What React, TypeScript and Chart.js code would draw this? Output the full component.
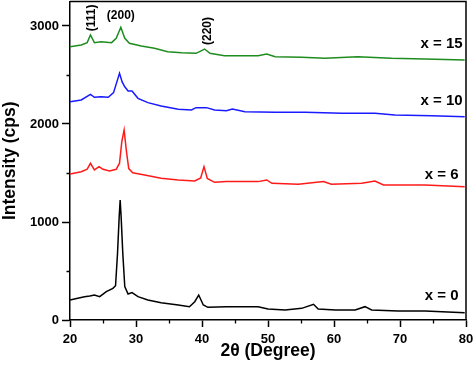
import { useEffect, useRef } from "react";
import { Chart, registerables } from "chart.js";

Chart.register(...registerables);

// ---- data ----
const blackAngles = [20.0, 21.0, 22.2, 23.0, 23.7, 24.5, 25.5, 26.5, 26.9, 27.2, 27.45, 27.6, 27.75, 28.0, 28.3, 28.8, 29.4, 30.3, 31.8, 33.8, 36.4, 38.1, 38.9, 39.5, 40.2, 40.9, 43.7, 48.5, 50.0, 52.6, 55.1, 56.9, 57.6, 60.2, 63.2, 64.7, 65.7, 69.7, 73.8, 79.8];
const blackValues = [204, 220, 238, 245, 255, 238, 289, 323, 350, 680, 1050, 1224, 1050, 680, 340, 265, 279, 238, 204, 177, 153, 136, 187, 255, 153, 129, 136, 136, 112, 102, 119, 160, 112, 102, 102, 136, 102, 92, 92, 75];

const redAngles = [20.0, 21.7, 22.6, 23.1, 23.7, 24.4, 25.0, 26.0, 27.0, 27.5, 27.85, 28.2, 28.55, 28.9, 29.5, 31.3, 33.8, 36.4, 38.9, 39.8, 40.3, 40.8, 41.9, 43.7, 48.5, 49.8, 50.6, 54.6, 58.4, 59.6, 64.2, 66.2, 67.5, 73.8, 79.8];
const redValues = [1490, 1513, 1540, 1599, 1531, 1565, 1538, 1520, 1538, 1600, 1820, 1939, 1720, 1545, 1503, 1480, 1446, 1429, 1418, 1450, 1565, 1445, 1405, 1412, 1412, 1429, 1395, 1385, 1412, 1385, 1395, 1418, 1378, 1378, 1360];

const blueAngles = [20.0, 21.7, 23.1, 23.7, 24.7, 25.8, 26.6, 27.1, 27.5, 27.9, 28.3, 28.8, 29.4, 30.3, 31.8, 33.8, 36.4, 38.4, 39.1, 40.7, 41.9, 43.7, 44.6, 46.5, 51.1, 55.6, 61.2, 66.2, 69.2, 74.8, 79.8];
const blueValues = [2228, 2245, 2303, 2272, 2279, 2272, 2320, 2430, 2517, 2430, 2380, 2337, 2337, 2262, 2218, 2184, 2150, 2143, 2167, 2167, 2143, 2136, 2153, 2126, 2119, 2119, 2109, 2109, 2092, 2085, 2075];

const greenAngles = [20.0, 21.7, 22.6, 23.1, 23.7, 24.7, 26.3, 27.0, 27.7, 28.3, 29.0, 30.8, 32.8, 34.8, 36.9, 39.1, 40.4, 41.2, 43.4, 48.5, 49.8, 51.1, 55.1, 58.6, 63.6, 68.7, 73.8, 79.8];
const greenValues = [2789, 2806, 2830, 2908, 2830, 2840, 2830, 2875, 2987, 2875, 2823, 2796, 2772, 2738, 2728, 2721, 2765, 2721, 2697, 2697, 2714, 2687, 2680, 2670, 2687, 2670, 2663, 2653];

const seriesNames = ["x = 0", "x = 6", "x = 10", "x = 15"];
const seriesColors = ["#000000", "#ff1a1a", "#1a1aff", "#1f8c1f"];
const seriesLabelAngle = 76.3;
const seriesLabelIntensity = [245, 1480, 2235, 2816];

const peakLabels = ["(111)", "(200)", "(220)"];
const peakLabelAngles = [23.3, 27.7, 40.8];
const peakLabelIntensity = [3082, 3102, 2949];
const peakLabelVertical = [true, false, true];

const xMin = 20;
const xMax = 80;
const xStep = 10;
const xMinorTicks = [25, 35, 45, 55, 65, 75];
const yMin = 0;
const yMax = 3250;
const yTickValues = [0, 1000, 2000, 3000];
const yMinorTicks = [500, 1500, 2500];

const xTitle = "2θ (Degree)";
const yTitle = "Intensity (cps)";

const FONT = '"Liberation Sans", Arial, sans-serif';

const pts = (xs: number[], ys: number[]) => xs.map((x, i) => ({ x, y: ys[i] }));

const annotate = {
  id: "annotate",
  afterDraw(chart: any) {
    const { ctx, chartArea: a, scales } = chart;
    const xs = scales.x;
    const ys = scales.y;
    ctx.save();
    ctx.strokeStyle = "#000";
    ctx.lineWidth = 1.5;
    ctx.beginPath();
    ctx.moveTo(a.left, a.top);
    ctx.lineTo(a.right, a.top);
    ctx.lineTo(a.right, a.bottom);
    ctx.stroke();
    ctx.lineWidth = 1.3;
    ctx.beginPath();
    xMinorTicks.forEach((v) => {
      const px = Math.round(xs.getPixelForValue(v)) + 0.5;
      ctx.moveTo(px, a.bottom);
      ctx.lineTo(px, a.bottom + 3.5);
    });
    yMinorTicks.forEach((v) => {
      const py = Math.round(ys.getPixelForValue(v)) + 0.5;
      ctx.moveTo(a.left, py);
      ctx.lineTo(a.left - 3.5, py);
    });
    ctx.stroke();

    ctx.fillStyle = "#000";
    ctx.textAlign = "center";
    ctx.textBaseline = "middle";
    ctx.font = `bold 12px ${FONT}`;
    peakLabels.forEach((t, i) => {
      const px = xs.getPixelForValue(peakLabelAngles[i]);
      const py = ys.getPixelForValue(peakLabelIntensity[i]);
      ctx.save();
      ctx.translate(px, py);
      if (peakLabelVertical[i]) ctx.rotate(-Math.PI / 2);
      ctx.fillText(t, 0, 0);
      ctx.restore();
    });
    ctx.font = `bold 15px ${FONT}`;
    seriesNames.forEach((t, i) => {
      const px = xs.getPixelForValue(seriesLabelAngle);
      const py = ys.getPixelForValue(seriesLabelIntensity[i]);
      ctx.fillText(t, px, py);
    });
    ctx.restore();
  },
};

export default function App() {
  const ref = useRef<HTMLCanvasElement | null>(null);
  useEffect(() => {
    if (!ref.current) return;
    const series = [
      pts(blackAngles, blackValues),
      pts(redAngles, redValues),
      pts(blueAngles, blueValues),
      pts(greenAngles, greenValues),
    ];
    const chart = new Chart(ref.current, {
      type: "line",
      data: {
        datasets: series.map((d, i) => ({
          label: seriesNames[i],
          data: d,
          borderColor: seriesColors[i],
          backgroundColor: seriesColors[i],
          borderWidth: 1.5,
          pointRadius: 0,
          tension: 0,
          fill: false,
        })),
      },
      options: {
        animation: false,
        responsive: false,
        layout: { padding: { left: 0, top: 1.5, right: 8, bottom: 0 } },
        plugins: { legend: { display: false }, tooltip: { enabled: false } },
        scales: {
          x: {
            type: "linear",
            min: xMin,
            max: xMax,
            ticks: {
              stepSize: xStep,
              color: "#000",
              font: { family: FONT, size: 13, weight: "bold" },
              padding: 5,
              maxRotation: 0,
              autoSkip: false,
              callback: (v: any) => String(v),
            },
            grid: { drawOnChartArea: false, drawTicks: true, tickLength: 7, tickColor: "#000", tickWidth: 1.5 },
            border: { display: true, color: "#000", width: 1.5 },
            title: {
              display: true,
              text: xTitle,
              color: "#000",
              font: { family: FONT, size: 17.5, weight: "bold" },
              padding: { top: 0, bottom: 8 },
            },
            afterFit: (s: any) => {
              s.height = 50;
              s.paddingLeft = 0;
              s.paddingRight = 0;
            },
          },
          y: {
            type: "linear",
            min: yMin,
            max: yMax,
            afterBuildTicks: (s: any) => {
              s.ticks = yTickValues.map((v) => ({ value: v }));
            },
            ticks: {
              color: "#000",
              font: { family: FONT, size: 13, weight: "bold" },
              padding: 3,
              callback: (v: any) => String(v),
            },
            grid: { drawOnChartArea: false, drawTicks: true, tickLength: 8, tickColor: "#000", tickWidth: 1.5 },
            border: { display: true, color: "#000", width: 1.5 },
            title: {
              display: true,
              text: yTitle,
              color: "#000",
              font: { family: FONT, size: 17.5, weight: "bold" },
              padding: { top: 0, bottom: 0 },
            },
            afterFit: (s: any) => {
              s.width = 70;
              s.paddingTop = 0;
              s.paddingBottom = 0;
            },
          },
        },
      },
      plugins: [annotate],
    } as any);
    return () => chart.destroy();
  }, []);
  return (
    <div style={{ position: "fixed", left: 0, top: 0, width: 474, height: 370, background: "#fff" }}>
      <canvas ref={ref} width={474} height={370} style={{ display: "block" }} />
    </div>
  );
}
--
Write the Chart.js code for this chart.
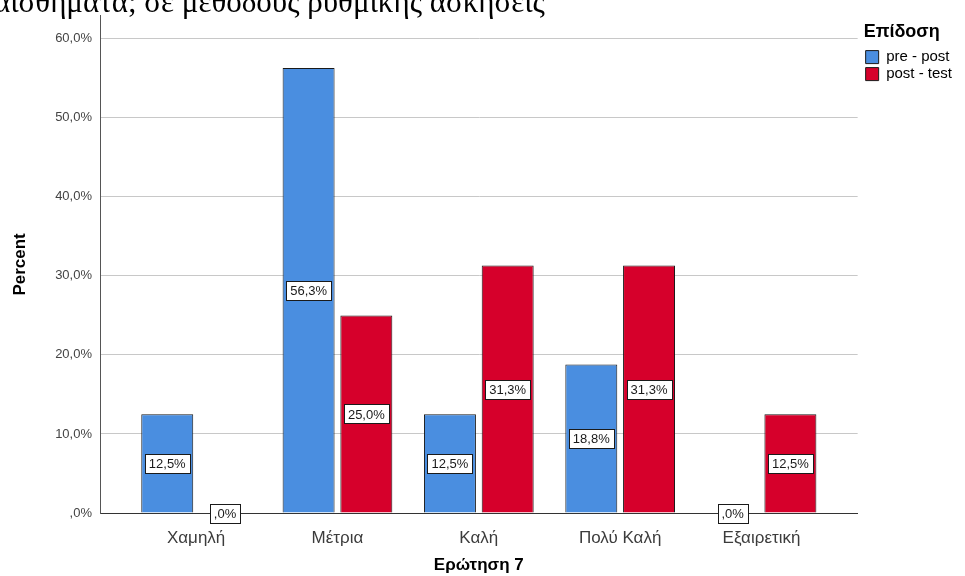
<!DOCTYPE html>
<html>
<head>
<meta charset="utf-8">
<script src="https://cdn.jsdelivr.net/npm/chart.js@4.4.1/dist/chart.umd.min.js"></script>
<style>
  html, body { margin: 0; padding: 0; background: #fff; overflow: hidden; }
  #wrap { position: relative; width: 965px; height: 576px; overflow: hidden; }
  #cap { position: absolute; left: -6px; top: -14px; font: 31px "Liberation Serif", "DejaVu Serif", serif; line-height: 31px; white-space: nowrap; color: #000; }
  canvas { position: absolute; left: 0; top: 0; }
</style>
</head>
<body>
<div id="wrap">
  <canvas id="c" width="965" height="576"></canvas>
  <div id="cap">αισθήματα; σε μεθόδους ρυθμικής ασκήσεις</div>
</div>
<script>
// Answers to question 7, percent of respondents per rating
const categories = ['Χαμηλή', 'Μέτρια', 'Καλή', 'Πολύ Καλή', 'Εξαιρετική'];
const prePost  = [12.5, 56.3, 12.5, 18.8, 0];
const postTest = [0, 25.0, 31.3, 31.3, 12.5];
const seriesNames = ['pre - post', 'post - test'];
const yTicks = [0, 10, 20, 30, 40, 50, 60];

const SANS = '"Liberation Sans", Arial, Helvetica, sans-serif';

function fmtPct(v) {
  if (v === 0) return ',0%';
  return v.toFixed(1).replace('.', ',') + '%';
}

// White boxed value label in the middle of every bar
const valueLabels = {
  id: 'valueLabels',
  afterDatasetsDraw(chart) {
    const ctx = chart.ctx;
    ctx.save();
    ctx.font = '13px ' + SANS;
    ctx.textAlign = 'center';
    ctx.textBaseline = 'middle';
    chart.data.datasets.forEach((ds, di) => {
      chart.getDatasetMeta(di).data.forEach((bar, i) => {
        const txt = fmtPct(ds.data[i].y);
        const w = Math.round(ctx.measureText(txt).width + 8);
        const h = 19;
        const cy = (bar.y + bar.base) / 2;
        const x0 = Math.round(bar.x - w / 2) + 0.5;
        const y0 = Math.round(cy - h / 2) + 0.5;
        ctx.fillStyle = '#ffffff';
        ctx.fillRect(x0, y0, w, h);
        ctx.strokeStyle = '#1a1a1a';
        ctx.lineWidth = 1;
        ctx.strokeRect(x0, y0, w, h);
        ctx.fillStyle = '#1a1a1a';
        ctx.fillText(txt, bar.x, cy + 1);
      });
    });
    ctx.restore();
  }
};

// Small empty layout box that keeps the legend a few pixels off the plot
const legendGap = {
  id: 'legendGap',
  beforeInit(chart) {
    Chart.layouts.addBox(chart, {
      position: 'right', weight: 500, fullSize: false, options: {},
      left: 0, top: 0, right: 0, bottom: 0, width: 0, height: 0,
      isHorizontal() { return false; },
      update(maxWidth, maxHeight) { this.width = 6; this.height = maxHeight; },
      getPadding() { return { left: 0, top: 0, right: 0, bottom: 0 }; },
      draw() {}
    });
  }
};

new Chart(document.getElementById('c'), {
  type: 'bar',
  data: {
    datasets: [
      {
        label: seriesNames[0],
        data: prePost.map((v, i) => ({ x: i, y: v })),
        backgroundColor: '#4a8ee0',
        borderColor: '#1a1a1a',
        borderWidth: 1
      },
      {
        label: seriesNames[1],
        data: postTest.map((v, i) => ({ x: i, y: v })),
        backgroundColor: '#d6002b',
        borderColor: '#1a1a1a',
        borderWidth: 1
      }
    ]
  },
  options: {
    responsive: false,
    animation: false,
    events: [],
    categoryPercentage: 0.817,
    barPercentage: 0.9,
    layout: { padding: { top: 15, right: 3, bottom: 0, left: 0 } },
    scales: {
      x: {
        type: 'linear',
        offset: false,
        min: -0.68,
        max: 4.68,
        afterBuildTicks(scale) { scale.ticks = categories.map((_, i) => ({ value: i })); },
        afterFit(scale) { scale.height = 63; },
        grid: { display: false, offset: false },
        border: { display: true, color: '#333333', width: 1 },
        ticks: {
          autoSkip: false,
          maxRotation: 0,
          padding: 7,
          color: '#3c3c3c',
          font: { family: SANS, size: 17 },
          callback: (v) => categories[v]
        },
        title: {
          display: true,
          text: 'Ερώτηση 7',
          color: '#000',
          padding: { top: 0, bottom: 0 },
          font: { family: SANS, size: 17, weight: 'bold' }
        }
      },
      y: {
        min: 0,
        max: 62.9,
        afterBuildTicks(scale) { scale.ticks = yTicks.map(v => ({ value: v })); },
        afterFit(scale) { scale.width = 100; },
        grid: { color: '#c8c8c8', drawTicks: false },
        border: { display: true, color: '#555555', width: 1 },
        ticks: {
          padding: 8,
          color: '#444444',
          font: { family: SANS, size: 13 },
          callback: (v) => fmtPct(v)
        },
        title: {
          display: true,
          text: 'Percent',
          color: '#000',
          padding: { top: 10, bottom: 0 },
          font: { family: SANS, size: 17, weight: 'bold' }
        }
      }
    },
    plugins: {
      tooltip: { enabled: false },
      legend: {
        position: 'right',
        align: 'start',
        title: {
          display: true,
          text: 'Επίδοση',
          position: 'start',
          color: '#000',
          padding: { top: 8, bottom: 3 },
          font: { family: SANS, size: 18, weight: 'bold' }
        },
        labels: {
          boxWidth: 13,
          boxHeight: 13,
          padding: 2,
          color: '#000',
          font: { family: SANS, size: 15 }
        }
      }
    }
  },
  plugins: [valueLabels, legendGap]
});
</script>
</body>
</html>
--
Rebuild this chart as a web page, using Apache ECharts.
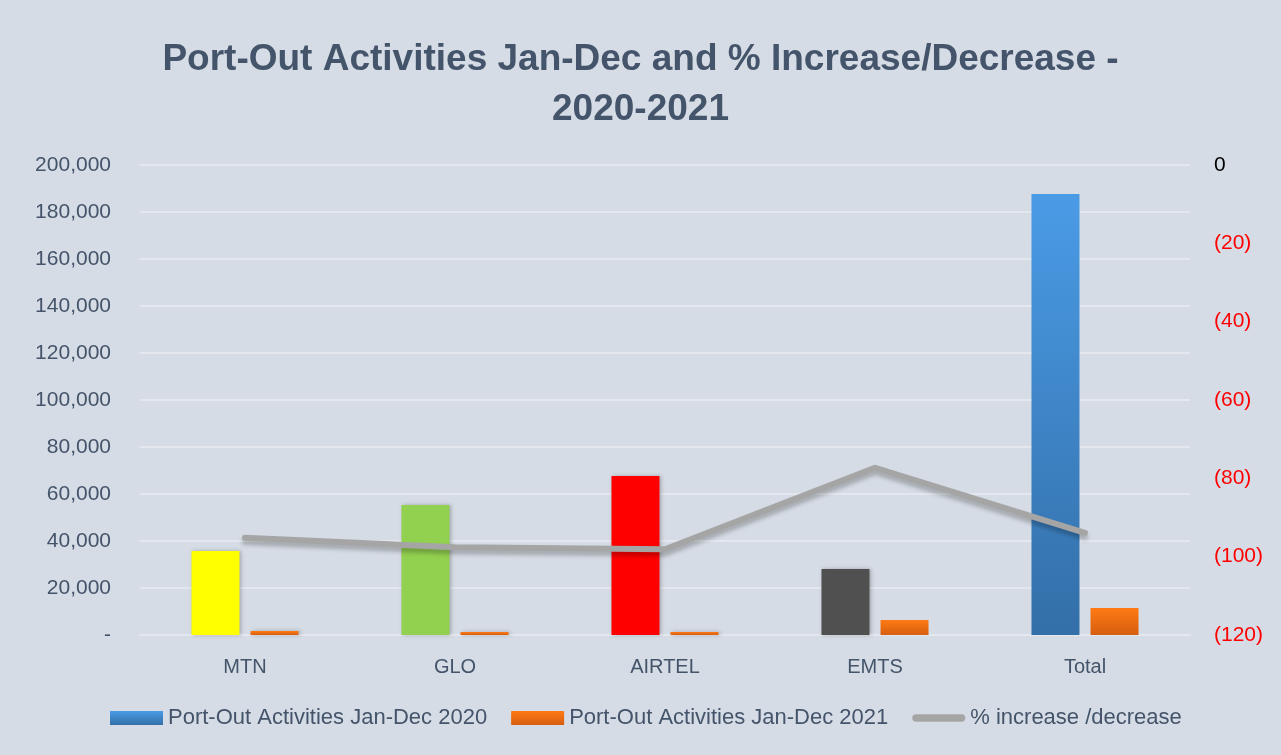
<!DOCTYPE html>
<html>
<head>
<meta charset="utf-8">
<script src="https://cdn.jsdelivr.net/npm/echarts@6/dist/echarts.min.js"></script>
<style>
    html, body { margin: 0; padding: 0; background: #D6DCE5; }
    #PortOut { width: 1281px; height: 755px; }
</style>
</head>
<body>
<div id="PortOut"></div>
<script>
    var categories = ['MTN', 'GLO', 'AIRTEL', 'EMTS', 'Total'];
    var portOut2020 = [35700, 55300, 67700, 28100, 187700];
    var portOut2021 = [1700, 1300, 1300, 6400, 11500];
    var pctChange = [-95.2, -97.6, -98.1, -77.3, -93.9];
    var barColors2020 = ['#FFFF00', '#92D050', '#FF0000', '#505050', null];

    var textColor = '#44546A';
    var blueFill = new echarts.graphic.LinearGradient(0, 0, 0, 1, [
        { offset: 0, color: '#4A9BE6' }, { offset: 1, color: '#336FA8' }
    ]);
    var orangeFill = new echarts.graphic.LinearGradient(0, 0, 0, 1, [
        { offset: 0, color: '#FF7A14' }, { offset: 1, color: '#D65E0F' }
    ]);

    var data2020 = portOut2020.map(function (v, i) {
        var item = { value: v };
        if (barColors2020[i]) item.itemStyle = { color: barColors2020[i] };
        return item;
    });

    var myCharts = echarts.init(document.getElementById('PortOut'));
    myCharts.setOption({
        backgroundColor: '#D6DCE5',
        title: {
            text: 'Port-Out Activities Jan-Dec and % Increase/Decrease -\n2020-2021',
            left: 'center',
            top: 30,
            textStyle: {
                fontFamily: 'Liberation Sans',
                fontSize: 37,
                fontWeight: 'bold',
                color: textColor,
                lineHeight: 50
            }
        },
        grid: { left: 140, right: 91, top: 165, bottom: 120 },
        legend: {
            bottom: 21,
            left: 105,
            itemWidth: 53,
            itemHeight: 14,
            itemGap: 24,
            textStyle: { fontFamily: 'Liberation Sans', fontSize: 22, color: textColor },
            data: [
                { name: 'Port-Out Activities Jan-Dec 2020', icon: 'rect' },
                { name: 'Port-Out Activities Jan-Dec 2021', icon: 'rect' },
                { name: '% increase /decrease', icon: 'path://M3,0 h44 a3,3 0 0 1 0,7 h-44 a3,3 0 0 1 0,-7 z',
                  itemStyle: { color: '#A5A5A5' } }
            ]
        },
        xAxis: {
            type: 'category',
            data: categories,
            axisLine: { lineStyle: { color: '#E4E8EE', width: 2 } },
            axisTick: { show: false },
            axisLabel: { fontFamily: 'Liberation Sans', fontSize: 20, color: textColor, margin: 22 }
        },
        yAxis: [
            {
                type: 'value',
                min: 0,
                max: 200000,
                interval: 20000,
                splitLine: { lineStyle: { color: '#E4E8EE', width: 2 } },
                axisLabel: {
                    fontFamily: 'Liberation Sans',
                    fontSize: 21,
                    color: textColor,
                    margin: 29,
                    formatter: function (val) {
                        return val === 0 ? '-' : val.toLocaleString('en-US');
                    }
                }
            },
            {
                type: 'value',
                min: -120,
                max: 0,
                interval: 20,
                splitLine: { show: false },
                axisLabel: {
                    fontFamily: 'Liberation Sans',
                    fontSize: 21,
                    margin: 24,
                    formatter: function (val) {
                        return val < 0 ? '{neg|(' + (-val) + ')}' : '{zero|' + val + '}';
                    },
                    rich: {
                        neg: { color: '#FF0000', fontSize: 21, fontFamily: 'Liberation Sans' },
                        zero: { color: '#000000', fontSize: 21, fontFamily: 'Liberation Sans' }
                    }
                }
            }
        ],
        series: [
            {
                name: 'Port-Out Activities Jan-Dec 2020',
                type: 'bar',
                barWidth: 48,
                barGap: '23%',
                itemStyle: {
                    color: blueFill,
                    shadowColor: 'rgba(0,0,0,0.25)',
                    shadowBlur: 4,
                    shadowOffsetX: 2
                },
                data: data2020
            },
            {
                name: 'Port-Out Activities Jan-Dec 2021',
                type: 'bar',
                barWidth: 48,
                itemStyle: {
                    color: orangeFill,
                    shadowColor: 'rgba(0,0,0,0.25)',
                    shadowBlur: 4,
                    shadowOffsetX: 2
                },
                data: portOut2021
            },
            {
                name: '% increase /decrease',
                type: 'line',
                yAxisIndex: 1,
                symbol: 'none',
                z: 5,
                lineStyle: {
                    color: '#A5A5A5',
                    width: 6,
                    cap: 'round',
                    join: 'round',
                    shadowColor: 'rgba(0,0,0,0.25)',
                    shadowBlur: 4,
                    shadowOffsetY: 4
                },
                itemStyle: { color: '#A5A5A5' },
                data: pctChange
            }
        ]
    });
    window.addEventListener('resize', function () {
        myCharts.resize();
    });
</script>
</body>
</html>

=== To do ===
Taking the material above, give again exactly the lines from the one holding "What React, TypeScript" through the one holding "2092, 2085, 2075];", with both ends and without pictures.

=== The solution ===
What React, TypeScript and Chart.js code would draw this? Output the full component.
import { useEffect, useRef } from "react";
import { Chart, registerables } from "chart.js";

Chart.register(...registerables);

// ---- data ----
const blackAngles = [20.0, 21.0, 22.2, 23.0, 23.7, 24.5, 25.5, 26.5, 26.9, 27.2, 27.45, 27.6, 27.75, 28.0, 28.3, 28.8, 29.4, 30.3, 31.8, 33.8, 36.4, 38.1, 38.9, 39.5, 40.2, 40.9, 43.7, 48.5, 50.0, 52.6, 55.1, 56.9, 57.6, 60.2, 63.2, 64.7, 65.7, 69.7, 73.8, 79.8];
const blackValues = [204, 220, 238, 245, 255, 238, 289, 323, 350, 680, 1050, 1224, 1050, 680, 340, 265, 279, 238, 204, 177, 153, 136, 187, 255, 153, 129, 136, 136, 112, 102, 119, 160, 112, 102, 102, 136, 102, 92, 92, 75];

const redAngles = [20.0, 21.7, 22.6, 23.1, 23.7, 24.4, 25.0, 26.0, 27.0, 27.5, 27.85, 28.2, 28.55, 28.9, 29.5, 31.3, 33.8, 36.4, 38.9, 39.8, 40.3, 40.8, 41.9, 43.7, 48.5, 49.8, 50.6, 54.6, 58.4, 59.6, 64.2, 66.2, 67.5, 73.8, 79.8];
const redValues = [1490, 1513, 1540, 1599, 1531, 1565, 1538, 1520, 1538, 1600, 1820, 1939, 1720, 1545, 1503, 1480, 1446, 1429, 1418, 1450, 1565, 1445, 1405, 1412, 1412, 1429, 1395, 1385, 1412, 1385, 1395, 1418, 1378, 1378, 1360];

const blueAngles = [20.0, 21.7, 23.1, 23.7, 24.7, 25.8, 26.6, 27.1, 27.5, 27.9, 28.3, 28.8, 29.4, 30.3, 31.8, 33.8, 36.4, 38.4, 39.1, 40.7, 41.9, 43.7, 44.6, 46.5, 51.1, 55.6, 61.2, 66.2, 69.2, 74.8, 79.8];
const blueValues = [2228, 2245, 2303, 2272, 2279, 2272, 2320, 2430, 2517, 2430, 2380, 2337, 2337, 2262, 2218, 2184, 2150, 2143, 2167, 2167, 2143, 2136, 2153, 2126, 2119, 2119, 2109, 2109, 2092, 2085, 2075];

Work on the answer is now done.